É o mesmo caso da violência contra a mulher. A esquerda entendeu que apenas colocar o parceiro abusador na cadeia não é o suficiente, que é necessário oferecer saídas reais para que as mulheres possam realmente sair de relações abusivas. Elas precisam ter um local seguro para criar suas crianças e reconstruir suas vidas, o que, novamente, é algo para o serviço social e o direito à renda e moradia.

BBC News Brasil - Neste mês, o presidente Lula indicou seu ex-advogado, um homem branco, para a Suprema Corte. Parte da esquerda criticou a indicação apenas por ser um homem branco, enquanto que a outra parte silenciou, mas sem uma discussão acerca das posições políticas do indicado. Como a senhora vê isso?

Fraser - Em uma escolha para uma Suprema Corte, eu acredito que é necessário prestar muita atenção para entender as posições jurídicas e em relação ao mundo do candidato.

Se voltarmos às eleições de 2016 nos EUA, eu apoiei Bernie Sanders contra Hillary Clinton. Eu sou uma feminista. Você acha que eu achei incrível ter mais um homem branco na Casa Branca? Mas o mais importante para mim, naquele momento, era o que Bernie e Hillary representavam. Para ser honesta, as feministas estavam divididas e também existiu esse tipo de debate que surgiu agora no Brasil.


Fraser vê como um erro o foco 'apenas na questão identitária' - foto: reprodução

Nós tivemos a experiência de eleger o primeiro presidente negro dos EUA, Barack Obama, e foi um momento de muita esperança, mas que se tornou uma grande decepção. Isso mostra os limites sobre essa discussão de ter que eleger um político que apenas pareça você fisicamente.

Claro que seria incrível ter uma pessoa negra e tenho certeza que há muitos negros e negras qualificados para serem indicados para o STF no Brasil. Mas, eu diria que focar exclusivamente na questão identitária é um problema.

BBC News Brasil - Discussões sobre as escolhas no STF baseada em diversidade também fazem surgir críticas sobre a suposta “americanização” da política brasileira, cada dia mais influenciada e pautada pelos debates e formas dos EUA. A senhora acredita nisso?

Fraser - Eu não tenho certeza.

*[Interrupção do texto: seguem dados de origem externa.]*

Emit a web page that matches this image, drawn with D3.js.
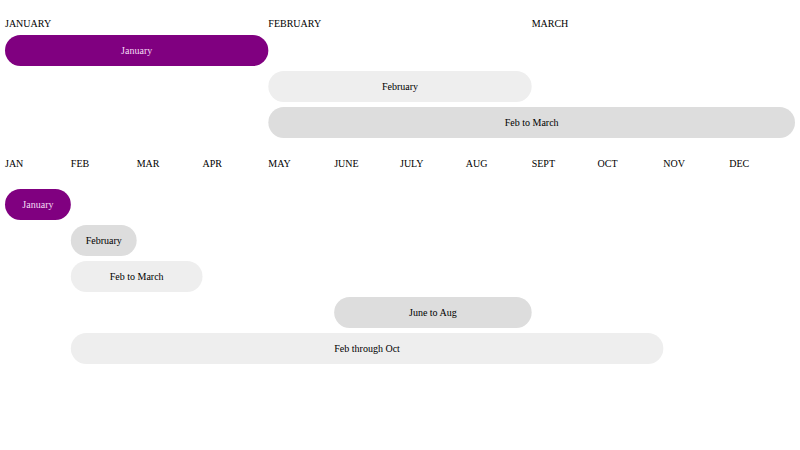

Vocês ao menos têm um partido dos trabalhadores, coisa que não temos por aqui (risos). Eu diria que o que ocorre em todo lugar é a influência das redes sociais e da tecnologia na comunicação política.

Isso é uma mudança no jogo e, com certeza, tem um efeito gigantesco. Se você me perguntar o que fez Trump ter a possibilidade de capitalizar os efeitos negativos do neoliberalismo na classe trabalhadora, eu responderia a mudança radical na estrutura da mídia e na comunicação política.

O que começou lá atrás, com a rádio, depois TVs como a Fox News, se transformou para as redes sociais. Agora, temos um mundo estranho da não-comunicação, fatos alternativos, etc. Discutimos os depoimentos de Trump para a Justiça, mas nas redes a população se divide como eles enxergam isso.

Não sei se as coisas são exatamente assim no Brasil, mas claramente podemos ver como a tecnologia também impacta a política por aí. Quando essa tecnologia de transformação encontra a deterioração das condições de vida da população, coisas como a eleição de Trump, que é um gênio da comunicação e da demagogia, podem ocorrer. Então espero que o Brasil consiga escapar dessa espiral.